Лус-Дивина думала, что сходит с ума. Случившееся казалось ей результатом предварительного сговора, скверной шуткой, которую сыграли с ней подруги. Сквозь слезы она еще раз оглядела ужасные пустые комнаты. Шоколад по-прежнему дымился в чашках. Список гостей, приколотый к стенке над грудами нетронутых бутербродов, выглядел злой насмешкой.
– Семь, – сказала мама тихо. – Если хочешь, давай выпьем шоколад, пока он совсем не остыл.
Не говоря ни слова, они сели одна против другой перед расставленными в порядке подносами с бутербродами, перед тарелками и дымящимися чашками, окруженные враждебно притаившейся черной тишиной, которую временами прерывал веселый гомон Ненуки и мальчишек. Лус-Дивина начала поспешно глотать печенье, тщетно пытаясь удержать подступавшие рыдания. Наконец, не в силах больше сдерживаться, она с громким плачем бросилась на галерею. Ребята, вскарабкавшиеся на ограду сада, с перепуга перестали галдеть.
Когда они смолкли, девочка твердым голосом, удивившим ее самое, крикнула:
– Эй, вы, кто там ждет, идите сюда!.. У меня горы бутербродов, хвороста и шоколада. Кто хочет, будет гостем.
* * *
Влажные, умиротворенные осенние вечера были пыткой для сеньориты Флоры. В этом году они казались особенно тягостными и бесконечными, доводя ее чуть ли не до исступления. Уединенные улочки колониального квартала оставались изо дня в день неизменными, солнце все так же сверкало на белой штукатурке домов, и, когда оно заходило, с крыш и стен словно струился белесый, слепящий, какой-то уныло фосфорический свет, жадно поглощаемый серым асфальтом тротуара.
Ежевечерне жизнь здесь совершенно угасала, но на следующее утро возрождалась снова, монотонная, повторяющаяся, ужасная.
Всю осень Флора металась по городу как загнанная. Но как ожесточенны ни были ее поиски, она не могла найти себе прибежища. Бары, куда она с удовольствием зашла бы, были включены в разработанный Рехиной и ее подругами список «нерекомендованных мест».
Летом, в разгар туристского сезона, Флора могла хотя бы, не вызывая нареканий представительниц своего круга, ходить в кафетерии на Пасео, чтобы посмотреть на людей под укачивающий ритм какой-нибудь прилипчивой и веселой музыки.
Но осенью все менялось. Дремавшие в летние месяцы строгие правила морали воинственно вступали в свои исконные права, и никто не смел их нарушать, если не хотел прослыть отъявленным еретиком. Оставалось кино, единственное развлечение, дозволенное обществом Лас Кальдаса, но даже кино бывало не каждый день, и, чтобы пойти туда, Флора, под страхом сурового осуждения, обязана была подыскать себе для компании какую-нибудь приятельницу. Приходилось сидеть вечерами дома, а это означало часами сносить болтовню Рехины.

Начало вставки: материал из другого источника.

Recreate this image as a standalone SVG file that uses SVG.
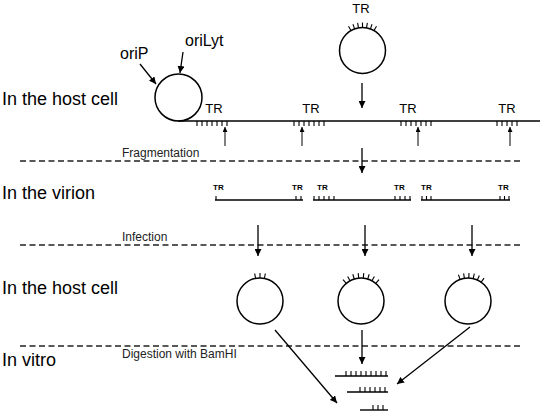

На сей раз, сославшись на головную боль, она осталась у себя в комнате и, в порядке исключения, добилась, что сестра одна ушла на крестный ход. После тягостной вчерашней сцены Рехина была с ней до такой степени ласкова и предупредительна, что Флора стала опасаться какого-нибудь подвоха. Чтобы придать больше правдоподобия своим отговоркам, она попросила принести обед к себе в комнату и вернула его почти нетронутым, невзирая на уговоры огорченной Лолиты. Сидя в качалке возле окна, она вязала и терпеливо ждала, когда уйдет сестра.
Когда это наконец произошло, Флора швырнула крючок в корзинку для рукоделия и распахнула платяной шкаф. Оставаясь одна, она любила, прежде чем надеть какое-нибудь платье, перебрать все свои наряды. Осмотр обычно длился долго – Флора проводила его дотошно. Сделав выбор, она надевала платье перед зеркальной дверцей шкафа и нацепляла на себя всевозможные украшения, попадавшиеся ей под руку, – бусы, браслеты, камеи, эмалированные побрякушки, – независимо от их ценности. Случалось, что бриллиантовая заколка, которую ее отец привез с Кубы, соседствовала с блестящими подделками, приобретенными в каком-нибудь ювелирном магазине за несколько песет.
После долгих колебаний в этот вечер ее выбор пал на сиреневое платье. Прежде чем надеть его, Флора приняла душ. Свои туалет она дополнила поясом цвета мальвы и туфлями из кожи антилопы. Зеркало вернуло удовлетворивший ее тщеславие образ, окутанный неясным туманным ореолом. Затем она с величайшей заботливостью причесалась. Блестящие черные, шелковистые волосы мягко спадали ей на плечи. Несколько непокорных прядей поднимались надо лбом, и Флора подхватила их лентой.